6:05 p.m. ET, November 4, 2019
Ex-Pompeo adviser contradicts former boss in testimony
From CNN's Zachary Cohen
SAUL LOEB/AFP/Getty Images
Michael McKinley, former senior adviser to Secretary of State Mike Pompeo,
directly contradicted public comments made by the top US diplomat when he
testified under oath last month as part of the impeachment inquiry into President Trump.
McKinley, who resigned amid the Ukraine controversy, raised concerns about former US Ambassador to Ukraine Marie Yovanovitch's removal, which was pushed by Trump's personal lawyer, Rudy Giuliani, and has become a central part of the inquiry, according to a
transcript of that testimony released Monday.
While Pompeo told ABC News last month that McKinley never raised the idea of issuing a statement of support for Yovonovitch, McKinley directly contradicted that statement while under oath, telling lawmakers he mentioned it on three separate occasions.
Specifically, McKinley who testified behind closed doors on Oct. 16, said that he raised the Yovanovitch matter with Pompeo three times and proposed releasing a statement of support for the former diplomat, who was abruptly recalled from her post, but did not receive a response from the secretary of state, including when he told Pompeo he was leaving the department.
McKinley told lawmakers that he raised the issue on two other occasions, including during a phone call to discuss his resignation.
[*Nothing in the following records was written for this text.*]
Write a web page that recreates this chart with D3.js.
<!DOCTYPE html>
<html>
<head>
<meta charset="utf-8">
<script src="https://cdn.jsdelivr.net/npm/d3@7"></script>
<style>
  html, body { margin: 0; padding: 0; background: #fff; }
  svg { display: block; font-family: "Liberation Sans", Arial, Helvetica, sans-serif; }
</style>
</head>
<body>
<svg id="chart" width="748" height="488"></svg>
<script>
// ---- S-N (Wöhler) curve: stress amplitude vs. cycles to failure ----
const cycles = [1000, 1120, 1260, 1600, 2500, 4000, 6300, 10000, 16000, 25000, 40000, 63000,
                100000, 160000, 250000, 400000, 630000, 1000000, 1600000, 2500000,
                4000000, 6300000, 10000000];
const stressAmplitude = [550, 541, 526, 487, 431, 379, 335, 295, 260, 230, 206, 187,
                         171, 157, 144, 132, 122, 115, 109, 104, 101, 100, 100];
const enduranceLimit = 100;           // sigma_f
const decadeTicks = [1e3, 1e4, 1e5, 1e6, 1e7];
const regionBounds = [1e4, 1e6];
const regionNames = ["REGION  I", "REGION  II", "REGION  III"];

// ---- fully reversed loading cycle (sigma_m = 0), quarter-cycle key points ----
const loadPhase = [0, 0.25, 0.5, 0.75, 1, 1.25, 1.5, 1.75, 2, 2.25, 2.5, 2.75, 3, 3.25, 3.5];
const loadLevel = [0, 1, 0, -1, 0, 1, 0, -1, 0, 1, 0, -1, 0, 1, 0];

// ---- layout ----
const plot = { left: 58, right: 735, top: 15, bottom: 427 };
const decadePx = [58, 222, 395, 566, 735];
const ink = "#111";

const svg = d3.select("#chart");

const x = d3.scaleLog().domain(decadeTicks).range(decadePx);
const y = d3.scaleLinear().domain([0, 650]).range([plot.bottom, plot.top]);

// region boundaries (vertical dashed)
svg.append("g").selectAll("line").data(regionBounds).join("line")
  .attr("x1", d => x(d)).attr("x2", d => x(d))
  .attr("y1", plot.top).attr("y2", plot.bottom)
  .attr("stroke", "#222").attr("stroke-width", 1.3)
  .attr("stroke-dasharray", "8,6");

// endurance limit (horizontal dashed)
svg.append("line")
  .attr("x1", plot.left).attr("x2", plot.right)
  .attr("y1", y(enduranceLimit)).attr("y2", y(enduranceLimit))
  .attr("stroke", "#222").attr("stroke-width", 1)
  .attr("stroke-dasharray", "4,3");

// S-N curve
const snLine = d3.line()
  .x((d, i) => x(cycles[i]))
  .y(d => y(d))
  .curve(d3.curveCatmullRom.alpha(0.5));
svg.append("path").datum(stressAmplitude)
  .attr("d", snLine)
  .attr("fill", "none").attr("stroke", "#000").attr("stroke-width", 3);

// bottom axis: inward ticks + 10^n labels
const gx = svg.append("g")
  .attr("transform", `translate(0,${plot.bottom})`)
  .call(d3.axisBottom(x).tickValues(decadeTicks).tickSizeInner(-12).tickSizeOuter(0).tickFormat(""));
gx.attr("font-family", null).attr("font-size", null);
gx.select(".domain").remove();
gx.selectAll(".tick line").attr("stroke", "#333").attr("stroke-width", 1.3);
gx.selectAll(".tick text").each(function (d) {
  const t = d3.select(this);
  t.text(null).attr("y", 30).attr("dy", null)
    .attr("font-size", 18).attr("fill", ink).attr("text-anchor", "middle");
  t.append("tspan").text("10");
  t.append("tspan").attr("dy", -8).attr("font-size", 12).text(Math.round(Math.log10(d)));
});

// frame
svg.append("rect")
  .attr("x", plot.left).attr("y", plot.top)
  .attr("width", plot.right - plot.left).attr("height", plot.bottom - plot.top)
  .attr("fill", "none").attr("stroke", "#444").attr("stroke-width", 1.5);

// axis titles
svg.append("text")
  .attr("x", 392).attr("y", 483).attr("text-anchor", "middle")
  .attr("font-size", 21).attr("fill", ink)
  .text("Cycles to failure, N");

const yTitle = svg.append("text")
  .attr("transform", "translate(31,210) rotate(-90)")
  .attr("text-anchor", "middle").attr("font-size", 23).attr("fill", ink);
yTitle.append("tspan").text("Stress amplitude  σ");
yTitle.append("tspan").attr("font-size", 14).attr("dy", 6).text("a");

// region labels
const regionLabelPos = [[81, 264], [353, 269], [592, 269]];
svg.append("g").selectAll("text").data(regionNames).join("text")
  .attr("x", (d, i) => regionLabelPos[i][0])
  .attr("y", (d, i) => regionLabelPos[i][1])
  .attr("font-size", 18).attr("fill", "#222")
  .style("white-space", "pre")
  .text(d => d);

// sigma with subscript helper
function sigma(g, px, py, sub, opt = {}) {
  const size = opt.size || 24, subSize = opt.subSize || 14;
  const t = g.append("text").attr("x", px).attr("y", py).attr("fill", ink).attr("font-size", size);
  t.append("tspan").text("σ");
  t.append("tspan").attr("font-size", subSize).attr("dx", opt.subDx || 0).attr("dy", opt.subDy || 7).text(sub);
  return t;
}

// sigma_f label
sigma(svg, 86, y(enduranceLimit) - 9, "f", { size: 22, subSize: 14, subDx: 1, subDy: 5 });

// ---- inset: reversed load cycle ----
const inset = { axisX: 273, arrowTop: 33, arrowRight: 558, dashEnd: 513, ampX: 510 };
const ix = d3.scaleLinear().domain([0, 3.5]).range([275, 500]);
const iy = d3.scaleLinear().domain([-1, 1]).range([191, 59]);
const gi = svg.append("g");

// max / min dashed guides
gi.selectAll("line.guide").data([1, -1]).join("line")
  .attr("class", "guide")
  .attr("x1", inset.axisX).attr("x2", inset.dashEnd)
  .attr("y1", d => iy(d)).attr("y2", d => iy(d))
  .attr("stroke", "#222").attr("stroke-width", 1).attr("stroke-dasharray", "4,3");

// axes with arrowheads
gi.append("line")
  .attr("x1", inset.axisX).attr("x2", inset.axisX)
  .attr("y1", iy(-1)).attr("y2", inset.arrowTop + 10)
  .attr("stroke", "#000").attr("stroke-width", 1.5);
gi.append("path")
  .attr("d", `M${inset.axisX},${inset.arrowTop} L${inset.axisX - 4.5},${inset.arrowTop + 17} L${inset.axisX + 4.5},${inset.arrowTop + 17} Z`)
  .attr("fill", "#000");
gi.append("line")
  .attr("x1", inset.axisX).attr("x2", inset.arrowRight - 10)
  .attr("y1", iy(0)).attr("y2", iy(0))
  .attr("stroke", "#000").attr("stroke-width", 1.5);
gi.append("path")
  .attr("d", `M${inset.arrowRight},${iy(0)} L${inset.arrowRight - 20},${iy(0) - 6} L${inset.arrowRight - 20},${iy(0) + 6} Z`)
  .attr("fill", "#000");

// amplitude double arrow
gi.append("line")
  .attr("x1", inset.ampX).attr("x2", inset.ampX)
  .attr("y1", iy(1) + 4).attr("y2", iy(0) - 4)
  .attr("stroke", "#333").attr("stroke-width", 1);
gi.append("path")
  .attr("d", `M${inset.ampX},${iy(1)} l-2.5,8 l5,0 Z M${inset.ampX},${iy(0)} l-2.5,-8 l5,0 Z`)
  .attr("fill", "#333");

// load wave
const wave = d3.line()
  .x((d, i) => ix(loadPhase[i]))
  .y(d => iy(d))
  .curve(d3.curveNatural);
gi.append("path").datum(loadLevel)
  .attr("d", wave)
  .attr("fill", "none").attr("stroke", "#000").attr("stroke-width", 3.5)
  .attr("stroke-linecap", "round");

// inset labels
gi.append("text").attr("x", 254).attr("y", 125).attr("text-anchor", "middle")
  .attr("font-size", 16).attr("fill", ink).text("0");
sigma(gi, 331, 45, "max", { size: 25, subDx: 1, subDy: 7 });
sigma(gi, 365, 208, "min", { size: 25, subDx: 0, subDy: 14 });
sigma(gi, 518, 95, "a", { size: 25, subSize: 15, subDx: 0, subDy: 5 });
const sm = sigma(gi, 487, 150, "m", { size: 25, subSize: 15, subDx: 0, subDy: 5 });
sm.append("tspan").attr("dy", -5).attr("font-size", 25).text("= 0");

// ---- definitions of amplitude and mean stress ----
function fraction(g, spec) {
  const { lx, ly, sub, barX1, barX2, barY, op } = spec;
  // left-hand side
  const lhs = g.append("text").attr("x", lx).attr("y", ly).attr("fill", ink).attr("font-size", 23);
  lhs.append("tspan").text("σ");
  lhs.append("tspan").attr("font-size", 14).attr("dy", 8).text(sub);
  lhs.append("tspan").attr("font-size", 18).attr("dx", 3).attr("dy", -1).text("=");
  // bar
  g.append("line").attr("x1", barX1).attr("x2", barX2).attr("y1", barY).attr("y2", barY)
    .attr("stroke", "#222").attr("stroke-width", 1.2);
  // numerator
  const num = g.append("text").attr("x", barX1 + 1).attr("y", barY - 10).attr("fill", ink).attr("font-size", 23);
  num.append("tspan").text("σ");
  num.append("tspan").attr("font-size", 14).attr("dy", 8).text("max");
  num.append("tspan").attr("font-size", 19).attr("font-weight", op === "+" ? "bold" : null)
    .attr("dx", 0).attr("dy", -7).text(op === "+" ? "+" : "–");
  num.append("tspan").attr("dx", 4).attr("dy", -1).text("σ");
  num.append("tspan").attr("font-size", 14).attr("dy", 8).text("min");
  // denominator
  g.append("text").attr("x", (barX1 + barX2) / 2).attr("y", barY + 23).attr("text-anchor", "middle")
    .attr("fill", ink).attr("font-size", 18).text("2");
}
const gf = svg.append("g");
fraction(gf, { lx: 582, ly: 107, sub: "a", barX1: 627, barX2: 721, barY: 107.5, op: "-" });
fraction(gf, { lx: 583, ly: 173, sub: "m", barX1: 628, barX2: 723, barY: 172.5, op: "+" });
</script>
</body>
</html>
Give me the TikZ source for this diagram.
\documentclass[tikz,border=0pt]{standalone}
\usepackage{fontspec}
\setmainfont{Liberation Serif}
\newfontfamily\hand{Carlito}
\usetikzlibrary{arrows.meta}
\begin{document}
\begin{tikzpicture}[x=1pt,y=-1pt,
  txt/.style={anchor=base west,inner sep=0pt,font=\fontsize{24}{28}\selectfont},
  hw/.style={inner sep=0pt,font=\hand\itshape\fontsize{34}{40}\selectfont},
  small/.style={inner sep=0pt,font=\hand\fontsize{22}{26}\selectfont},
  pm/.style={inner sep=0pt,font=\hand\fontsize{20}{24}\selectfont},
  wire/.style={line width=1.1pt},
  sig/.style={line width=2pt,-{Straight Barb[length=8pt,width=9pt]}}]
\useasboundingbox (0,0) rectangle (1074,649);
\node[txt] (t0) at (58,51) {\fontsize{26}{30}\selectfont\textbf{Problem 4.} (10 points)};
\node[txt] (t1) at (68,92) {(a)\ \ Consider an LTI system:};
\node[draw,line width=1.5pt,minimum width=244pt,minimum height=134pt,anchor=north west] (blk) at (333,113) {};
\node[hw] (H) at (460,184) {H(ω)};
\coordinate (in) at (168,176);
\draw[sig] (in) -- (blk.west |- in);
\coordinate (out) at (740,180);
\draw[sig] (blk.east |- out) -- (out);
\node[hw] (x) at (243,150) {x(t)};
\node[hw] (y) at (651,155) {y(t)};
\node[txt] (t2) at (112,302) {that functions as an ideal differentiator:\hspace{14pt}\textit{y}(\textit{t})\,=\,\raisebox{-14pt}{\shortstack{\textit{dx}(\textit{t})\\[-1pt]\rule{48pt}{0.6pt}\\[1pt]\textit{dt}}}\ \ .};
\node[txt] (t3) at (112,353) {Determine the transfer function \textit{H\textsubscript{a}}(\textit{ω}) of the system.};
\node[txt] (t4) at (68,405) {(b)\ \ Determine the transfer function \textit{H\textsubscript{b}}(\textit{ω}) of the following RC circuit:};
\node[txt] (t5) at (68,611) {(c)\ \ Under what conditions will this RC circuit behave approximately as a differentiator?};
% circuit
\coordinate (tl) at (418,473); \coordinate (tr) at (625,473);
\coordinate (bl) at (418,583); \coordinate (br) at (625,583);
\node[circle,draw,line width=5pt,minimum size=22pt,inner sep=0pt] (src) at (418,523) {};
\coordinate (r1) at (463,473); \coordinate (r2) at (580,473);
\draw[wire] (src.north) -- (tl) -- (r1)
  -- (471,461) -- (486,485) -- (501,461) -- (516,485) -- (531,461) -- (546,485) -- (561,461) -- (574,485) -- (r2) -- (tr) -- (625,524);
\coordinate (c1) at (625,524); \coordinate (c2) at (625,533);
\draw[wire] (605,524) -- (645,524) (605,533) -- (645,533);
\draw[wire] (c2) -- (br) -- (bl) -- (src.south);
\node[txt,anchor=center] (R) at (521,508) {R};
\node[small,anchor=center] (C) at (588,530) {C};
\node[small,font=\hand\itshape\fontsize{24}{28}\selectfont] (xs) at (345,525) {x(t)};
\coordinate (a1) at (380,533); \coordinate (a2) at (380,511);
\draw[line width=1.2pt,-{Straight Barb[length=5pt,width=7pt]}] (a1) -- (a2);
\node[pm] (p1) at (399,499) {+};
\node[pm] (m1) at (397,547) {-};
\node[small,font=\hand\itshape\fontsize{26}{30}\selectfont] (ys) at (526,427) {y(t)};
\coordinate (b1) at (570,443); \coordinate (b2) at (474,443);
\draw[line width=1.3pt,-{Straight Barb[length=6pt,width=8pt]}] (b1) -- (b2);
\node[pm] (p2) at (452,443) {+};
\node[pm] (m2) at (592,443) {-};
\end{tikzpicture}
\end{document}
What Pompeo said: In the ABC News after McKinley's testimony, the secretary of state said: "From the time that Ambassador Yovanovitch departed Ukraine until the time that (McKinley) came to tell me that he was departing, I never heard him say a single thing about his concerns with respect to the decision that was made," Pompeo said of McKinley. "Not once ... did Ambassador McKinley say something to me during that entire time period."